Objective
In the listing below, find every line containing "Give" and copy it out.
-- Provided records start --
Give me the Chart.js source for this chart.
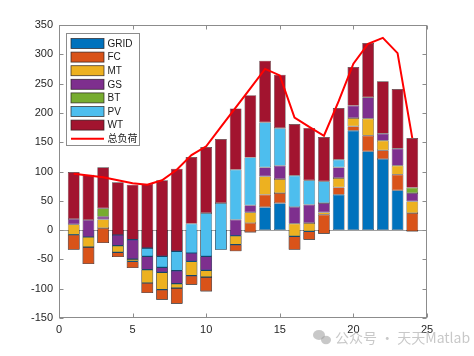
<!DOCTYPE html>
<html><head><meta charset="utf-8">
<script src="https://cdn.jsdelivr.net/npm/chart.js@4.4.0/dist/chart.umd.min.js"></script>
<style>html,body{margin:0;padding:0;background:#fff;}#wrap{width:474px;height:356px;}</style>
</head><body>
<div id="wrap"><canvas id="c" width="474" height="356"></canvas></div>
<script>
// ---- data ----
const hours = [1,2,3,4,5,6,7,8,9,10,11,12,13,14,15,16,17,18,19,20,21,22,23,24];
const seriesNames = ['GRID','FC','MT','GS','BT','PV','WT'];
const loadName = '总负荷';
const gridPower = [-33.6,-57.9,-22.1,-46,-64.7,-107.4,-118.8,-125.6,-93.2,-104.6,-33.6,-36.3,-3.9,39.2,46,-33.5,-16.4,-6.1,60.4,169.6,134.4,121.3,67.8,-2.2];
const fcPower   = [25.7,29,25.6,8,11.3,17.1,17.1,26.7,15.4,24.5,0,11.4,16,21.1,17.1,22.8,14.2,32.4,12.5,7.4,26.7,14.8,26.7,31.2];
const mtPower   = [17.7,17.1,14.8,11.4,4,22.7,29.6,7.4,24.4,11.4,0,15.3,18.3,31.3,23.9,21.7,14.2,3.9,15.9,14.2,29,16.5,15.4,19.9];
const gsPower   = [9.1,29,4.6,18.2,33,22.8,8.5,22.2,14.3,23.9,0,27.3,12,15.3,22.8,28.4,31.3,16,18.2,21,36.4,11.9,29,14.2];
const btPower   = [0,0,14.2,0,0,0,0,0,0,0,0,0,0,0,0,0,0,0,0,0,0,0,0,9.2];
const pvPower   = [0,0,0,0,0,14.2,18.8,33,49.9,73.9,79.8,85.3,81.5,76.8,64.2,53.4,41.6,37,13.1,0,0,0,0,0];
const wtPower   = [80.2,77.3,70,89.9,93.9,109.8,129.7,141.1,113.8,112.5,109.1,104.6,106.2,105.3,91.1,88.2,89.3,75.6,88.1,66,92.6,89.3,101.8,84.8];
const totalLoad = [96,93,90,85,80,77.5,85,103,128,143,176,209,242,275,264,192,176,161,220,284,318,328,302,157];
const xTickValues = [0,5,10,15,20,25];
const yTickValues = [-150,-100,-50,0,50,100,150,200,250,300,350];

// ---- styles ----
const seriesColors = ['#0072BD','#D95319','#EDB120','#7E2F8E','#77AC30','#4DBEEE','#A2142F'];
const lineColor = '#FF0000';
const axisColor = '#8c8c8c';
const textColor = '#262626';
const edgeColor = 'rgba(40,30,30,0.85)';

const seriesValues = [gridPower, fcPower, mtPower, gsPower, btPower, pvPower, wtPower];
const bases = hours.map(() => 0);
const barSets = seriesValues.map((vals, k) => {
  const data = hours.map((h, i) => {
    const start = bases[i];
    const end = start + vals[i];
    bases[i] = end;
    return { x: h, y: vals[i] === 0 ? null : [start, end] };
  });
  return {
    type: 'bar', label: seriesNames[k], data,
    backgroundColor: seriesColors[k], borderColor: edgeColor, borderWidth: 0.6,
    borderSkipped: false, barPercentage: 0.8, categoryPercentage: 1,
    order: 10 - k
  };
});
const lineSet = {
  type: 'line', label: loadName, stack: 'load',
  data: hours.map((h, i) => ({ x: h, y: totalLoad[i] })),
  borderColor: lineColor, borderWidth: 2, pointRadius: 0, fill: false, tension: 0, order: 0
};

const decor = {
  id: 'decor',
  beforeDatasetsDraw(chart) {
    const { ctx, chartArea: a, scales: { y } } = chart;
    const y0 = Math.round(y.getPixelForValue(0)) + 0.5;
    ctx.save();
    ctx.strokeStyle = '#a0a0a0'; ctx.lineWidth = 1;
    ctx.beginPath(); ctx.moveTo(a.left, y0); ctx.lineTo(a.right, y0); ctx.stroke();
    ctx.restore();
  },
  afterDraw(chart) {
    const { ctx, chartArea: a, scales: { x, y } } = chart;
    const L = Math.round(a.left) + 0.5, R = Math.round(a.right) - 0.5;
    const T = Math.round(a.top) + 0.5, B = Math.round(a.bottom) - 0.5;
    ctx.save();
    ctx.strokeStyle = axisColor; ctx.lineWidth = 1;
    ctx.strokeRect(L, T, R - L, B - T);
    const tl = 4;
    ctx.beginPath();
    xTickValues.forEach(v => {
      const px = Math.round(x.getPixelForValue(v)) + 0.5;
      ctx.moveTo(px, B); ctx.lineTo(px, B - tl);
      ctx.moveTo(px, T); ctx.lineTo(px, T + tl);
    });
    yTickValues.forEach(v => {
      const py = Math.round(y.getPixelForValue(v)) + 0.5;
      ctx.moveTo(L, py); ctx.lineTo(L + tl, py);
      ctx.moveTo(R, py); ctx.lineTo(R - tl, py);
    });
    ctx.stroke();

    // legend
    const lx = 66.5, ly = 33.5, lw = 73, lh = 112;
    ctx.fillStyle = '#fff'; ctx.fillRect(lx, ly, lw, lh);
    ctx.strokeStyle = axisColor; ctx.strokeRect(lx, ly, lw, lh);
    const rowY0 = 43.5, rowStep = 13.6;
    ctx.font = '10px "Liberation Sans", Arial, sans-serif';
    ctx.textBaseline = 'middle'; ctx.textAlign = 'left';
    seriesNames.forEach((name, k) => {
      const cy = rowY0 + k * rowStep;
      ctx.fillStyle = seriesColors[k];
      ctx.fillRect(71, cy - 5, 33, 10);
      ctx.strokeStyle = edgeColor; ctx.lineWidth = 0.8;
      ctx.strokeRect(71, cy - 5, 33, 10);
      ctx.fillStyle = '#1a1a1a';
      ctx.fillText(name, 107.5, cy + 0.5);
    });
    const cyl = rowY0 + 7 * rowStep;
    ctx.strokeStyle = lineColor; ctx.lineWidth = 2;
    ctx.beginPath(); ctx.moveTo(71, cyl); ctx.lineTo(104, cyl); ctx.stroke();
    ctx.fillStyle = '#1a1a1a';
    ctx.font = '10px "Noto Sans CJK SC", sans-serif';
    ctx.fillText(loadName, 107.5, cyl);

    // watermark
    ctx.globalAlpha = 0.55;
    ctx.fillStyle = '#9a9a9a';
    ctx.beginPath(); ctx.ellipse(319, 335, 6, 5, 0, 0, Math.PI * 2); ctx.fill();
    ctx.beginPath(); ctx.ellipse(326, 340, 5, 4.2, 0, 0, Math.PI * 2); ctx.fill();
    ctx.font = '14px "Noto Sans CJK SC", sans-serif';
    ctx.fillText('公众号 · 天天Matlab', 335, 338);
    ctx.restore();
  }
};

Chart.defaults.font.family = '"Liberation Sans", Arial, sans-serif';
Chart.defaults.font.size = 11;
Chart.defaults.color = textColor;

new Chart(document.getElementById('c'), {
  data: { datasets: [...barSets, lineSet] },
  options: {
    responsive: false, animation: false, devicePixelRatio: 1,
    layout: { padding: { left: 0, right: 47, top: 25, bottom: 0 } },
    plugins: { legend: { display: false }, tooltip: { enabled: false } },
    scales: {
      x: {
        type: 'linear', min: 0, max: 25, offset: false, stacked: true,
        grid: { display: false, drawTicks: false }, border: { display: false },
        ticks: { padding: 5, color: textColor },
        afterBuildTicks: s => { s.ticks = xTickValues.map(v => ({ value: v })); },
        afterFit: s => { s.height = 38; }
      },
      y: {
        type: 'linear', min: -150, max: 350, stacked: false,
        grid: { display: false, drawTicks: false }, border: { display: false },
        ticks: { padding: 6, color: textColor },
        afterBuildTicks: s => { s.ticks = yTickValues.map(v => ({ value: v })); },
        afterFit: s => { s.width = 59; }
      }
    }
  },
  plugins: [decor]
});
</script>
</body></html>
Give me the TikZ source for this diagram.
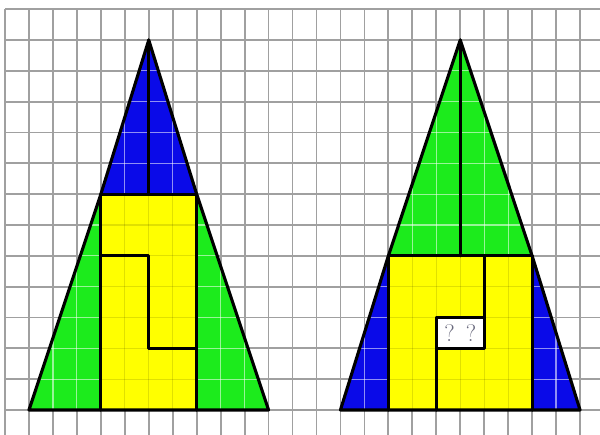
\documentclass[tikz,border=0pt]{standalone}
\definecolor{pblue}{RGB}{10,10,232}
\definecolor{pgreen}{RGB}{28,235,28}
\definecolor{pyellow}{RGB}{255,255,0}
\definecolor{gridgray}{RGB}{160,160,160}
\definecolor{qgray}{RGB}{105,105,125}
\begin{document}
\begin{tikzpicture}[x=1pt,y=1pt,
  outl/.style={line width=3.1pt, line join=round, line cap=round},
  gline/.style={gridgray, line width=1.8pt},
  lline/.style={white, opacity=0.55, line width=1.2pt},
  yline/.style={black, opacity=0.12, line width=1.2pt},
  qmark/.style={text=qgray, font=\fontsize{24}{24}\selectfont, inner sep=0pt}]
\fill[white] (0,0) rectangle (600,435);
\useasboundingbox (0,0) rectangle (600,435);
\begin{scope}[shift={(5pt,425.8pt)}, x=23.96pt, y=-30.83pt]
  % background grid
  \foreach \i in {0,...,24} \draw[gline] (\i,0) -- (\i,13.85);
  \foreach \j in {0,...,13} \draw[gline] (0,\j) -- (24.9,\j);
  % left figure fills
  \fill[pblue] (6,1) -- (4,6) -- (8,6) -- cycle;
  \fill[pgreen] (4,6) -- (1,13) -- (4,13) -- cycle;
  \fill[pgreen] (8,6) -- (8,13) -- (11,13) -- cycle;
  \fill[pyellow] (4,6) rectangle (8,13);
  % right figure fills
  \fill[pgreen] (19,1) -- (16,8) -- (22,8) -- cycle;
  \fill[pblue] (16,8) -- (14,13) -- (16,13) -- cycle;
  \fill[pblue] (22,8) -- (22,13) -- (24,13) -- cycle;
  \fill[pyellow] (16,8) rectangle (22,13);
  % light grid on blue / green
  \begin{scope}
    \clip (6,1) -- (4,6) -- (8,6) -- cycle
          (4,6) -- (1,13) -- (4,13) -- cycle
          (8,6) -- (8,13) -- (11,13) -- cycle
          (19,1) -- (16,8) -- (22,8) -- cycle
          (16,8) -- (14,13) -- (16,13) -- cycle
          (22,8) -- (22,13) -- (24,13) -- cycle;
    \foreach \i in {0,...,24} \draw[lline] (\i,0) -- (\i,13.85);
    \foreach \j in {0,...,13} \draw[lline] (0,\j) -- (24.9,\j);
  \end{scope}
  % faint grid on yellow
  \begin{scope}
    \clip (4,6) rectangle (8,13) (16,8) rectangle (22,13);
    \foreach \i in {0,...,24} \draw[yline] (\i,0) -- (\i,13.85);
    \foreach \j in {0,...,13} \draw[yline] (0,\j) -- (24.9,\j);
  \end{scope}
  % hole
  \fill[white] (18,10) rectangle (20,11);
  \node[qmark] (q1) at (18.55,10.52) {?};
  \node[qmark] (q2) at (19.45,10.52) {?};
  % left outlines
  \draw[outl] (6,1) -- (4,6) -- (1,13) -- (11,13) -- (8,6) -- cycle;
  \draw[outl] (4,6) -- (8,6);
  \draw[outl] (4,6) -- (4,13);
  \draw[outl] (8,6) -- (8,13);
  \draw[outl] (6,1) -- (6,6);
  \draw[outl] (4,8) -- (6,8) -- (6,11) -- (8,11);
  % right outlines
  \draw[outl] (19,1) -- (16,8) -- (14,13) -- (24,13) -- (22,8) -- cycle;
  \draw[outl] (16,8) -- (22,8);
  \draw[outl] (16,8) -- (16,13);
  \draw[outl] (22,8) -- (22,13);
  \draw[outl] (19,1) -- (19,8);
  \draw[outl] (20,8) -- (20,10) -- (18,10) -- (18,13);
  \draw[outl] (18,10) rectangle (20,11);
\end{scope}
\end{tikzpicture}
\end{document}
-- Provided records end --
Solved problem
Give me the Chart.js source for this chart.
Give me the TikZ source for this diagram.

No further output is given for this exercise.